2. Fish River Canyon is second-only to the Grand Canyon

Namibia is home to the second-largest canyon in the world after the Grand Canyon - Fish River Canyon. While it’s Namibia’s second-most visited site, Fish River Canyon receives less than 1% of the visitor numbers of the Grand Canyon. The canyon is steeped in San legend, which tells that this vast crevasse was carved by a great serpent. Walk around the mighty rim to appreciate this spectacular natural wonder.

3. The food is surprisingly good

The food isn’t a typical reason to book a trip to Namibia, but it’s a pleasant surprise. Fresh local beef, sausages and game are grilled on a traditional open barbecues and served with homemade flatbreads. Biltong – air-dried meat – is also popular here. Vegetarian and vegan options are traditionally more limited, but Namibians are so welcoming and generous, they’ll go out of their way to find the best dishes and eateries for you. Your Tour Leader is on hand to provide recommendations.

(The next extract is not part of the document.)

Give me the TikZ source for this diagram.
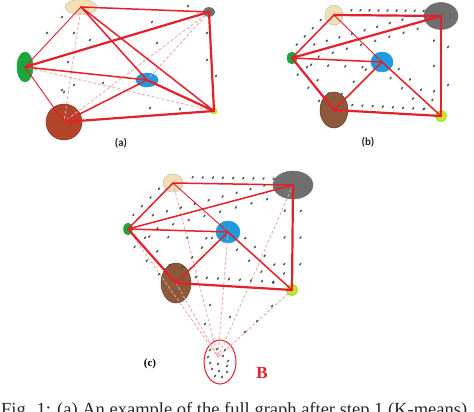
\documentclass[tikz,border=0pt]{standalone}
\usepackage{fontspec}
\setmainfont{Liberation Serif}
\newfontfamily\labfont{Carlito}
\usetikzlibrary{shapes.geometric,calc}
\definecolor{redl}{HTML}{E3202B}
\definecolor{pinkl}{HTML}{EFA3A3}
\definecolor{beigec}{HTML}{F4E0B2}
\definecolor{grayc}{HTML}{6F6F6F}
\definecolor{greenc}{HTML}{1EA43C}
\definecolor{bluec}{HTML}{1E9BDF}
\definecolor{browna}{HTML}{B3452B}
\definecolor{brownb}{HTML}{8C5A3A}
\definecolor{yellowc}{HTML}{D8DF2A}
\tikzset{
  vtx/.style={ellipse, inner sep=0pt, line width=0.5pt},
  thk/.style={draw=redl, line width=2.2pt, line cap=round},
  med/.style={draw=redl, line width=1.5pt, line cap=round},
  thn/.style={draw=redl, line width=0.9pt},
  pdash/.style={draw=pinkl, line width=0.8pt, dash pattern=on 3pt off 2pt},
  dmark/.style={draw=black!70, line width=1.4pt, line cap=round},
  lab/.style={font=\labfont\bfseries\fontsize{11}{13}\selectfont, text=black!85},
}
\newcommand\dm[2]{\draw[dmark] (#1-0.5,#2+0.7) -- (#1+0.5,#2-0.7);}
\newcommand\drow[4]{%
  \foreach \i in {1,...,#4}{%
    \pgfmathsetmacro\dt{0.12+0.76*(\i-0.5)/#4}
    \coordinate (dp) at ($(#1)!\dt!(#2)!#3:(#2)$);
    \draw[dmark] ($(dp)+(-0.5,0.7)$) -- ($(dp)+(0.5,-0.7)$);
  }}
\begin{document}
\begin{tikzpicture}[x=1pt,y=-1pt]
\useasboundingbox (0,0) rectangle (474,412);
\clip (0,0) rectangle (474,412);
\fill[white] (0,0) rectangle (474,412);

% ---------------- panel (a)
\node[vtx, fill=beigec, draw=black!25, minimum width=32pt, minimum height=15pt] (bA) at (81,7) {};
\node[vtx, fill=grayc, draw=grayc, minimum width=12pt, minimum height=9pt] (gyA) at (209,12) {};
\node[vtx, fill=greenc, draw=greenc, minimum width=16pt, minimum height=30pt] (grA) at (25,67) {};
\node[vtx, fill=bluec, draw=bluec, minimum width=22pt, minimum height=14pt] (blA) at (147,80) {};
\node[vtx, fill=browna, draw=browna!70!black, minimum width=36pt, minimum height=36pt] (brA) at (64,122) {};
\node[vtx, fill=yellowc, draw=yellowc!70!green, minimum width=6pt, minimum height=6pt] (yA) at (214,111) {};

\draw[pdash] (bA.center) -- (brA.center);
\draw[pdash] (gyA.center) -- (blA.center);
\draw[pdash] (gyA.center) -- (brA.center);
\draw[pdash] (grA.center) -- (yA.center);
\draw[med] (bA.center) -- (gyA.center);
\draw[thn] (bA.center) -- (grA.center);
\draw[med] (bA.center) -- (blA.center);
\draw[med] (bA.center) -- (yA.center);
\draw[thk] (grA.center) -- (gyA.center);
\draw[thk] (gyA.center) -- (yA.center);
\draw[med] (grA.center) -- (blA.center);
\draw[thn] (grA.center) -- (brA.center);
\draw[med] (blA.center) -- (brA.center);
\draw[thk] (blA.center) -- (yA.center);
\draw[thk] (brA.center) -- (yA.center);

\dm{62}{17}\dm{47}{33}\dm{74}{33}\dm{90}{40}\dm{68}{62}
\dm{188}{6}\dm{152}{22}\dm{207}{33}\dm{157}{43}\dm{207}{60}\dm{216}{76}
\dm{62}{90}\dm{64}{92}\dm{74}{85}\dm{103}{83}\dm{150}{108}\dm{180}{109}

\node[lab] (la) at (121,143) {(a)};

% ---------------- panel (b)
\node[vtx, fill=beigec, draw=black!25, minimum width=18pt, minimum height=20pt] (bB) at (334,15) {};
\node[vtx, fill=grayc, draw=grayc, minimum width=34pt, minimum height=27pt] (gyB) at (441,16) {};
\node[vtx, fill=greenc, draw=greenc, minimum width=10pt, minimum height=12pt] (grB) at (292,58) {};
\node[vtx, fill=bluec, draw=bluec, minimum width=22pt, minimum height=20pt] (blB) at (382,62) {};
\node[vtx, fill=brownb, draw=brownb!70!black, minimum width=28pt, minimum height=36pt] (brB) at (334,110) {};
\node[vtx, fill=yellowc, draw=yellowc!60!green, line width=1pt, minimum width=11pt, minimum height=11pt] (yB) at (441,116) {};

\draw[thk] (bB.center) -- (gyB.center);
\draw[med] (bB.center) -- (grB.center);
\draw[thn] (bB.center) -- (blB.center);
\draw[thk] (grB.center) -- (gyB.center);
\draw[thk] (gyB.center) -- (yB.center);
\draw[med] (grB.center) -- (blB.center);
\draw[thk] (grB.center) -- (brB.center);
\draw[med] (brB.center) -- (blB.center);
\draw[med] (blB.center) -- (yB.center);
\draw[thk] (brB.center) -- (yB.center);

\drow{bB}{gyB}{5pt!90}{9}
\drow{grB}{bB}{6pt!90}{4}
\drow{grB}{gyB}{7pt!90}{9}
\drow{grB}{gyB}{6pt!-90}{8}
\drow{grB}{blB}{6pt!-90}{4}
\drow{grB}{brB}{6pt!-90}{3}
\drow{grB}{brB}{6pt!90}{3}
\drow{brB}{blB}{6pt!90}{3}
\drow{brB}{yB}{6pt!90}{8}
\drow{blB}{yB}{6pt!90}{4}
\drow{blB}{yB}{6pt!-90}{4}
\drow{yB}{gyB}{7pt!90}{3}
\drow{yB}{gyB}{7pt!-90}{2}

\node[lab] (lb) at (368,142) {(b)};

% ---------------- panel (c)
\node[vtx, fill=beigec, draw=black!25, minimum width=20pt, minimum height=18pt] (bC) at (173,183) {};
\node[vtx, fill=grayc, draw=grayc, minimum width=40pt, minimum height=28pt] (gyC) at (293,185) {};
\node[vtx, fill=greenc, draw=greenc, minimum width=9pt, minimum height=12pt] (grC) at (128,229) {};
\node[vtx, fill=bluec, draw=bluec, minimum width=24pt, minimum height=22pt] (blC) at (228,232) {};
\node[vtx, fill=brownb, draw=brownb!70!black, minimum width=30pt, minimum height=40pt] (brC) at (176,283) {};
\node[vtx, fill=yellowc, draw=yellowc!60!green, line width=1pt, minimum width=11pt, minimum height=11pt] (yC) at (292,290) {};
\node[vtx, fill=white, draw=redl, line width=1pt, minimum width=32pt, minimum height=44pt] (BC) at (220,362) {};
\coordinate (Bp) at (218,357);

\draw[pdash] (bC.center) -- (Bp);
\draw[pdash] (grC.center) -- (Bp);
\draw[pdash] (brC.center) -- (Bp);
\draw[pdash] (blC.center) -- (Bp);
\draw[pdash] (gyC.center) -- (Bp);
\draw[pdash] (yC.center) -- (Bp);

\draw[med] (bC.center) -- (gyC.center);
\draw[med] (bC.center) -- (grC.center);
\draw[thn] (bC.center) -- (blC.center);
\draw[med] (grC.center) -- (gyC.center);
\draw[thk] (gyC.center) -- (yC.center);
\draw[med] (grC.center) -- (blC.center);
\draw[thk] (grC.center) -- (brC.center);
\draw[med] (brC.center) -- (blC.center);
\draw[med] (blC.center) -- (yC.center);
\draw[thk] (brC.center) -- (yC.center);

\drow{bC}{gyC}{6pt!90}{9}
\drow{grC}{bC}{6pt!90}{4}
\drow{grC}{gyC}{7pt!90}{9}
\drow{grC}{gyC}{7pt!-90}{8}
\drow{grC}{blC}{7pt!-90}{4}
\drow{grC}{brC}{7pt!-90}{3}
\drow{grC}{brC}{7pt!90}{3}
\drow{brC}{blC}{7pt!90}{4}
\drow{brC}{yC}{7pt!90}{8}
\drow{blC}{yC}{7pt!90}{5}
\drow{blC}{yC}{7pt!-90}{4}
\drow{yC}{gyC}{8pt!90}{3}
\drow{yC}{gyC}{8pt!-90}{3}

\dm{210}{305}\dm{230}{317}\dm{205}{324}\dm{245}{332}\dm{257}{321}\dm{272}{306}
\dm{210}{350}\dm{217}{349}\dm{225}{350}\dm{208}{357}\dm{223}{356}\dm{228}{361}
\dm{210}{363}\dm{218}{364}\dm{227}{366}\dm{212}{369}\dm{219}{371}\dm{227}{372}
\dm{215}{376}\dm{222}{377}

\node[font=\bfseries\fontsize{11}{13}\selectfont] (lc) at (150,364) {(c)};
\node[font=\bfseries\fontsize{17}{19}\selectfont, text=redl] (lB) at (262,373) {B};

% ---------------- caption (cut off at the bottom, as in the reference)
\node[anchor=base west, inner sep=0pt, font=\fontsize{18.5}{20}\selectfont, text=black!85] (cap) at (1,415) {Fig. 1: (a) An example of the full graph after step 1 (K-means)};
\end{tikzpicture}
\end{document}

4. More cheetah live here than anywhere else

Cheetah hunt during the day - unlike lion, leopard and hyena – thus eliminating competition for their prey. These social animals are usually found in families or hunting groups. Still, cheetah are elusive and sightings are far from guaranteed. Our best chance to see these beautiful cats is in Etosha National Park, whose arid open grasslands support a good cheetah population. 

5. It gets cold sometimes

While a desert nation, Namibia is not as hot as you might expect. January and February are the hottest months here, when temperatures in the heart of the Namib Desert can exceed 40c. Outside of this time, the average maximum temperature in Namibia is 20-25c, more temperate and comfortable than many imagine. At night-time, the average minimum temperature is less than 10c, so prepare for colder evenings and early mornings – layers are key! 

6. There are very few people here

Namibia has one of the lowest population densities in the world. It has very few inhabitants, and attracts relatively few visitors. The vastness of Namibia’s desert scenes is exacerbated by their quietness - particularly Sossusvlei and the Skeleton Coast. Being the only people around just adds to the eerie atmosphere of these other-worldly landscapes.

7. Namibia is home to the oldest desert in the world

80 million years old, the Namib desert is the oldest desert on earth, and is known for being home to some of Africa’s strangest flora and fauna. This huge 2,000 kilometre expanse is almost entirely uninhabited other than some small indigenous settlements. Its animal residents are specially-adapted species that have developed techniques to survive the environment here – desert elephant, ostrich, oryx and the endemic Namib Desert beetle.